Hoje, eu sou uma mulher e sou adulta, tenho 28 anos. Mas ainda assim, carrego algum incômodo dessa relação. Eu vim parar de novo no convívio com a minha mãe e agradeço a acolhida. Mas a gente é muito diferente e não se entende. Minha mãe evoluiu demais nos últimos anos. O machismo, a religiosidade, e tantas outras questões estruturais, passaram a ser muito mais amenas no comportamento dela. Mas eu ainda vivo uma prisão interna: não me mostro, não dialogo, não confio. Eu me sinto taxada até hoje, como "vagabunda, sem futuro" (coisas que ouvi da minha mãe... ouvi muitas coisas horríveis da minha mãe ao longo da vida), ainda que eu tenha certeza, no meu interior, que eu não sou. Hoje as brigas são mais sutis e aparentemente bobas, mas olha só: dia desse eu comentei com ela que queria colocar umas plantas na varada, e a resposta foi: "Você não da conta nem dos gatos." E fim. Eu discordo, mas me calei e abaixei a cabeça e a auto estima. Outro dia eu tava cozinhando, passei pelo corredor da sala e vi o controle da tv no chao. Comentei com ela, que estava deitada no sofá, ela pediu pra pegar, eu já tinha passado e não quis voltar nem pegar pois tava com dor no corpo e atarefada. No que a comida ficou pronta, tocava uma musiquinha e eu fui sambar do lado dela, nem lembrei de controle. Ela se levantou numa fúria e disse: "Você é muito pirracenta mesmo, né?". Não entendi, parei de dançar na hora, minha alegria foi toda embora... Ela tava falando do controle. Quando minha mãe faz essas coisas minha vontade é de me furar inteira até ver o sangue escorrendo de cada buraco e morrer numa poça de sangue brilhante. Foda-se, nessa horas não tenho amor à vida, não vislumbro futuro, me sinto uma inútil incompreendida. Sinto vontade de sumir. 

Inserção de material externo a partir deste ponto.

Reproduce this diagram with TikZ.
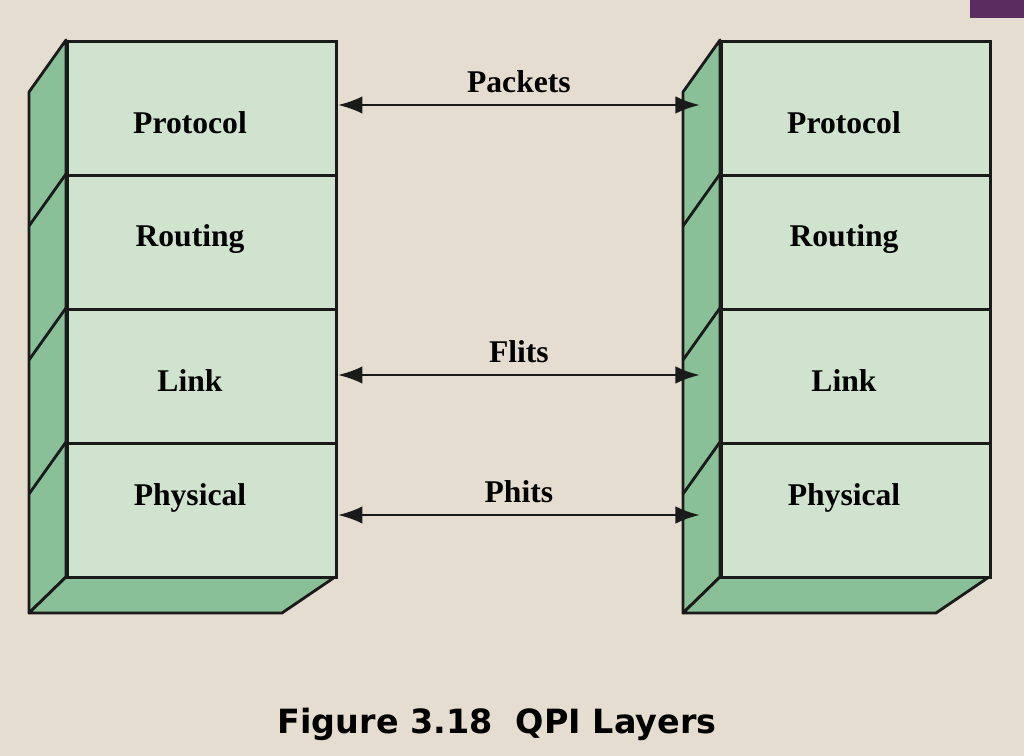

Eu estou entendo agora que preciso curar essa relação pois ela me faz muito mal. Entendo também que minha mãe tem suas limitações, seus problemas, suas questões. Não faço ideia de como ela me enxerga, mas tem hora que penso que ela me odeia de verdade kkkk E que preferia que eu não tivesse nascido. Ela me acha inteligente, mas eu não ligo pra nenhum elogio que ela faz, todos me soam falsos. Ela diz que pisa em ovos comigo, e eu realmente não tenho tato para lidar. Tem coisa que me irrita e eu calo, tem coisa que ela diz ou faz onde me sinto atacada sem motivo e retruco. Eu vivo calada, vivo fechada, enclausurada. Aprendi com ela a não sorrir, não brincar, só reclamar e maldizer a vida. Mas hoje ela é outra pessoa, e eu não sei me aproximar, nem reconhecê-la. 

Preciso resetar toda a relação com a minha mãe para avançar na vida. 
Preciso perdoá-la, me perdoar, honrá-la e me honrar. E isso é urgente.